4. **Putting it all together: Matching the terms!**
We can see a pattern! When we group the terms in $e^{\mathbf{A}} e^{\mathbf{B}}$ by their "total power" (like $\mathbf{A}^j \mathbf{B}^k$ where $j+k = \text{a certain power } m$), we get:
Terms for power $m$ in $e^{\mathbf{A}} e^{\mathbf{B}}$ will look like:
$\frac{\mathbf{A}^m}{m!}\frac{\mathbf{B}^0}{0!} + \frac{\mathbf{A}^{m-1}}{(m-1)!}\frac{\mathbf{B}^1}{1!} + \dots + \frac{\mathbf{A}^0}{0!}\frac{\mathbf{B}^m}{m!}$
This sum can be rewritten as: $\sum_{j=0}^m \frac{\mathbf{A}^j}{j!} \frac{\mathbf{B}^{m-j}}{(m-j)!}$.

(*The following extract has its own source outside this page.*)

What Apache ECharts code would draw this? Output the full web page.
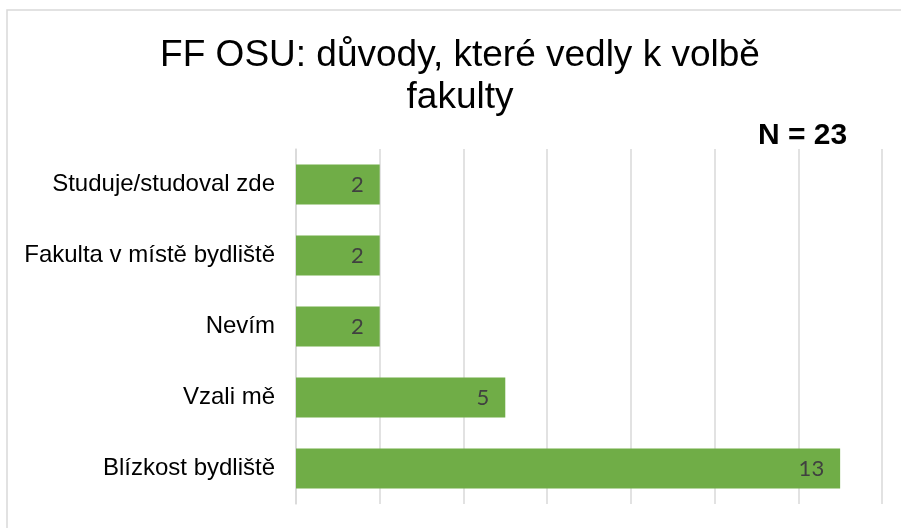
<!DOCTYPE html>
<html>
<head>
<meta charset="utf-8">
<script src="https://cdn.jsdelivr.net/npm/echarts@6/dist/echarts.min.js"></script>
<style>
html,body{margin:0;padding:0;background:#fff;}
#chart{width:901px;height:528px;}
</style>
</head>
<body>
<div id="chart"></div>
<script>
// Data (bottom to top in category axis order)
const categories = ['Blízkost bydliště', 'Vzali mě', 'Nevím', 'Fakulta v místě bydliště', 'Studuje/studoval zde'];
const values = [13, 5, 2, 2, 2];
const titleText = 'FF OSU: důvody, které vedly k volbě\nfakulty';
const noteText = 'N = 23';

const chart = echarts.init(document.getElementById('chart'), null, {renderer: 'canvas'});
chart.setOption({
  backgroundColor: '#ffffff',
  animation: false,
  graphic: [{
    type: 'rect',
    shape: {x: 7, y: 10, width: 1000, height: 1000},
    style: {fill: 'none', stroke: '#d9d9d9', lineWidth: 1.5},
    silent: true
  }],
  title: [{
    text: titleText,
    left: 455,
    top: 30,
    textAlign: 'center',
    textStyle: {
      fontFamily: 'Liberation Sans, Arial, sans-serif',
      fontSize: 37,
      fontWeight: 'normal',
      color: '#000000',
      lineHeight: 42
    }
  }, {
    text: noteText,
    left: 753,
    top: 116,
    textStyle: {
      fontFamily: 'Liberation Sans, Arial, sans-serif',
      fontSize: 30,
      fontWeight: 'bold',
      color: '#000000'
    }
  }],
  grid: {left: 296, right: 19, top: 149, bottom: 24, containLabel: false},
  xAxis: {
    type: 'value',
    min: 0,
    max: 14,
    interval: 2,
    axisLabel: {show: false},
    axisTick: {show: false},
    axisLine: {show: false},
    splitLine: {show: true, lineStyle: {color: '#d9d9d9', width: 1.5}}
  },
  yAxis: {
    type: 'category',
    data: categories,
    axisTick: {show: false},
    axisLine: {show: true, lineStyle: {color: '#d9d9d9', width: 1.5}},
    axisLabel: {
      fontFamily: 'Liberation Sans, Arial, sans-serif',
      fontSize: 24,
      color: '#000000',
      margin: 21
    }
  },
  series: [{
    type: 'bar',
    data: values,
    barWidth: 40,
    itemStyle: {color: '#70ad47'},
    label: {
      show: true,
      position: 'insideRight',
      distance: 16,
      fontFamily: 'Lato, Open Sans, sans-serif',
      fontSize: 22,
      color: '#404040'
    }
  }]
});
</script>
</body>
</html>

This is exactly the same as the general term $\frac{(\mathbf{A}+\mathbf{B})^m}{m!}$ we found for $e^{\mathbf{A}+\mathbf{B}}$ in step 2 because $\mathbf{A B}=\mathbf{B A}$ allows us to use the binomial theorem.

Since every single term in the long addition for $e^{\mathbf{A}+\mathbf{B}}$ exactly matches the corresponding term when we multiply $e^{\mathbf{A}} e^{\mathbf{B}}$, it proves that they are equal! So, if $\mathbf{A B}=\mathbf{B A}$, then $e^{\mathbf{A}+\mathbf{B}}=e^{\mathbf{A}} e^{\mathbf{B}}$.